● Short task: Pull every line that holds the word "this" from the entries.

---------- Records shown

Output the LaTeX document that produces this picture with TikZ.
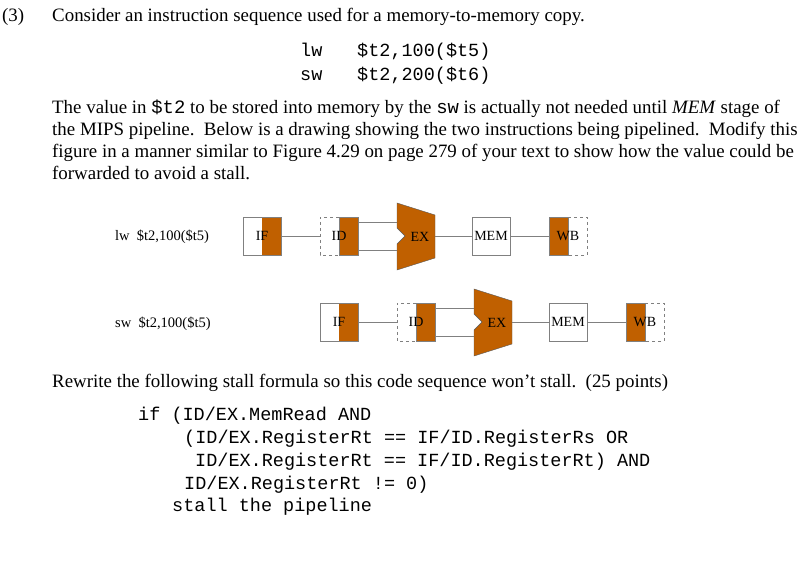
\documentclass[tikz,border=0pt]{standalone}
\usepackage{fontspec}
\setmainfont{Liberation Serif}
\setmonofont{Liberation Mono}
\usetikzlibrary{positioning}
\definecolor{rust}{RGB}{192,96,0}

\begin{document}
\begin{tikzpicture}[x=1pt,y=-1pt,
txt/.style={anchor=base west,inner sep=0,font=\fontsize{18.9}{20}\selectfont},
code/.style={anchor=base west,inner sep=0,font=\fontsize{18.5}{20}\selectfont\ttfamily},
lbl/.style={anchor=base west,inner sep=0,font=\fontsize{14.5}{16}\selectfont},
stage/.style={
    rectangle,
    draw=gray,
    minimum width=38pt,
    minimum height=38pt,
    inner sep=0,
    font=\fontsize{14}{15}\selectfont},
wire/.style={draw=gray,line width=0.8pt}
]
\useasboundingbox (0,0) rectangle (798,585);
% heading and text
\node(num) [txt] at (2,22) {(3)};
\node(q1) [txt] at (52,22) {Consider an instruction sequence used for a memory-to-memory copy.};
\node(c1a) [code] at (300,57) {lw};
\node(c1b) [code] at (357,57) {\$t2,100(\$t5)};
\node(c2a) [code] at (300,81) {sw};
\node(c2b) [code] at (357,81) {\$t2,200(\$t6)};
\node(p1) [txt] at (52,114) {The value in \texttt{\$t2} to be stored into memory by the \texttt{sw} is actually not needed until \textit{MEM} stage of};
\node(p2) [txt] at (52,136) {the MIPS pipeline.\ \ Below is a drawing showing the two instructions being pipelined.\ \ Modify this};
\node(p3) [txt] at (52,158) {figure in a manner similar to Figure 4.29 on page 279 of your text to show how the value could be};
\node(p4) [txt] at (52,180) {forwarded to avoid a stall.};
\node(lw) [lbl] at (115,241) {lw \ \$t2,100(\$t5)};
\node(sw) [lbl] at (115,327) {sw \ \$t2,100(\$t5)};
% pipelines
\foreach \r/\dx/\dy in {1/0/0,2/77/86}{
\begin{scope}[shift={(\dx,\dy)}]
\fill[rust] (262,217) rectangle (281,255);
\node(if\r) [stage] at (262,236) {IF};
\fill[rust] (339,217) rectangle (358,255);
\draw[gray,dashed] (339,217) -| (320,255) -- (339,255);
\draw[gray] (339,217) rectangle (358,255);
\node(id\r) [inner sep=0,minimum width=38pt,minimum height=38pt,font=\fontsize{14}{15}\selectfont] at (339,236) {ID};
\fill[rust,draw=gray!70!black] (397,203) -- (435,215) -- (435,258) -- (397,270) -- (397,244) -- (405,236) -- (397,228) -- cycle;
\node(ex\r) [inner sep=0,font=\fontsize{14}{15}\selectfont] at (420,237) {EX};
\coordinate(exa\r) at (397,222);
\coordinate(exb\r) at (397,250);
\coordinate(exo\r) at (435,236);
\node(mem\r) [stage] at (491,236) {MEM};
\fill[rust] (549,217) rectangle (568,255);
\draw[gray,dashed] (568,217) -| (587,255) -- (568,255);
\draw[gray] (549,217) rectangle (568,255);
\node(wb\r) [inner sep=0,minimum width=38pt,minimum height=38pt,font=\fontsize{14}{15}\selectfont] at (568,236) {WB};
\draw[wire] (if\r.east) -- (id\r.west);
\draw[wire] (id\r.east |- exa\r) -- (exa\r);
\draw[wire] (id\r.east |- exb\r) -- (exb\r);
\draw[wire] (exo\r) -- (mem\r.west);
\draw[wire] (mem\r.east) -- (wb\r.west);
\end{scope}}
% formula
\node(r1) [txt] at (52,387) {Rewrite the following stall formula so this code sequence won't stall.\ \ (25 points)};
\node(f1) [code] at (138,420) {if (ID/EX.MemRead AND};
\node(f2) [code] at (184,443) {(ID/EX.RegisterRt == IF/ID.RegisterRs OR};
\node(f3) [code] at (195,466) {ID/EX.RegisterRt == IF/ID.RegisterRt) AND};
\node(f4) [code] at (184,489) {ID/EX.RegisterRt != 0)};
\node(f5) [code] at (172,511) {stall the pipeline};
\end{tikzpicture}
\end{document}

--------------------
---------- Records shown

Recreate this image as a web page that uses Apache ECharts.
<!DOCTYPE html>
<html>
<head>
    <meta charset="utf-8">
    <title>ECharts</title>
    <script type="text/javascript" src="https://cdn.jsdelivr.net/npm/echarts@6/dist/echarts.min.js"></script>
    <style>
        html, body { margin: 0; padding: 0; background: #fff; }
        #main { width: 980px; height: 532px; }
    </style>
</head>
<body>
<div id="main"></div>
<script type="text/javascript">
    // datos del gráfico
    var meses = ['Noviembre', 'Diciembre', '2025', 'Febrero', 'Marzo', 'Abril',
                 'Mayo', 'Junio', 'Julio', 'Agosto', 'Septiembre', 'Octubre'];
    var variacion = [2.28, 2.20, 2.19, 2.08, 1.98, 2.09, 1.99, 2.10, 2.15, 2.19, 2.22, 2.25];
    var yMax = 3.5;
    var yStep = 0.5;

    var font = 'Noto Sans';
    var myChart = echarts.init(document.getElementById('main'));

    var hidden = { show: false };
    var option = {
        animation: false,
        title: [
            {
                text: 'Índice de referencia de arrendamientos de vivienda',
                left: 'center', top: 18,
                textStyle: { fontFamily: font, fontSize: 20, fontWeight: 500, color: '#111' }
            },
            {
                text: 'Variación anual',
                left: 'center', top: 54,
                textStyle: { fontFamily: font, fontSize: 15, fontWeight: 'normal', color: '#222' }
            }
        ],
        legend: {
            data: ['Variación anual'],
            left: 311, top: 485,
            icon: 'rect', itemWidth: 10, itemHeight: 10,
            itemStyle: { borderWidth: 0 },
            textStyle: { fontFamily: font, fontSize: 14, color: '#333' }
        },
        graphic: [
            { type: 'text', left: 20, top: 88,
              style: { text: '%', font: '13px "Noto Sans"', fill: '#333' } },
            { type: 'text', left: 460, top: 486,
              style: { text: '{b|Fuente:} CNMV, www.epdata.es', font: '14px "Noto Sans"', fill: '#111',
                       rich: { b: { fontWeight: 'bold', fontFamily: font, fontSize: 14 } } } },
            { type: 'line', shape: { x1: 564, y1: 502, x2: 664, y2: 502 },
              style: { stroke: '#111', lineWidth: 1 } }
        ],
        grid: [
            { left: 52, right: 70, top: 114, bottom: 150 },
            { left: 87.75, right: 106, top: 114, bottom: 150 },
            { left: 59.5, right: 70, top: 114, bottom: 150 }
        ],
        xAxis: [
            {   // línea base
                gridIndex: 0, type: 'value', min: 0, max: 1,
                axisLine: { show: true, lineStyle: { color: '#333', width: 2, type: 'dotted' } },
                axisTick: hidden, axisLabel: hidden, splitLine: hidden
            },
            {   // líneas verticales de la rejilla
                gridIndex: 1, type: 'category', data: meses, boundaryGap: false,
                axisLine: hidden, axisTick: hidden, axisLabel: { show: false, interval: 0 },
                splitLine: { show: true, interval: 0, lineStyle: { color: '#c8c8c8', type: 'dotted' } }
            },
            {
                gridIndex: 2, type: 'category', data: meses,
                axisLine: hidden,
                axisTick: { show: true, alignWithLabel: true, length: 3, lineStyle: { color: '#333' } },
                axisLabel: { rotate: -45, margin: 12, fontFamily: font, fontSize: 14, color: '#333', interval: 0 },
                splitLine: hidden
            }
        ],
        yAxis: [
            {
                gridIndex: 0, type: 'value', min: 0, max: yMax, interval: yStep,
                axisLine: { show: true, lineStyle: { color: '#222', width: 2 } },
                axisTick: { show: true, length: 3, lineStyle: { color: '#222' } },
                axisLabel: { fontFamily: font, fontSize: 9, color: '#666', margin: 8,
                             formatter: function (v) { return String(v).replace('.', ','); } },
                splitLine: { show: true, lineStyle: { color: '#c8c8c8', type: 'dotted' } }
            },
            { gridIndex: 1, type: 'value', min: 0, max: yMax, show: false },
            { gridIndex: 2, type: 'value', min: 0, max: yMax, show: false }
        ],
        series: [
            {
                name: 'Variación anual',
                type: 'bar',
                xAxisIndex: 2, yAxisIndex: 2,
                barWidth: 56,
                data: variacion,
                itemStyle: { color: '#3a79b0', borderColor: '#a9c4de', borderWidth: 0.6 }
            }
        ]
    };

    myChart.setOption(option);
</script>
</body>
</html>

--------------------

● Task response:
Output the LaTeX document that produces this picture with TikZ.
\node(p2) [txt] at (52,136) {the MIPS pipeline.\ \ Below is a drawing showing the two instructions being pipelined.\ \ Modify this};
\node(r1) [txt] at (52,387) {Rewrite the following stall formula so this code sequence won't stall.\ \ (25 points)};
Recreate this image as a web page that uses Apache ECharts.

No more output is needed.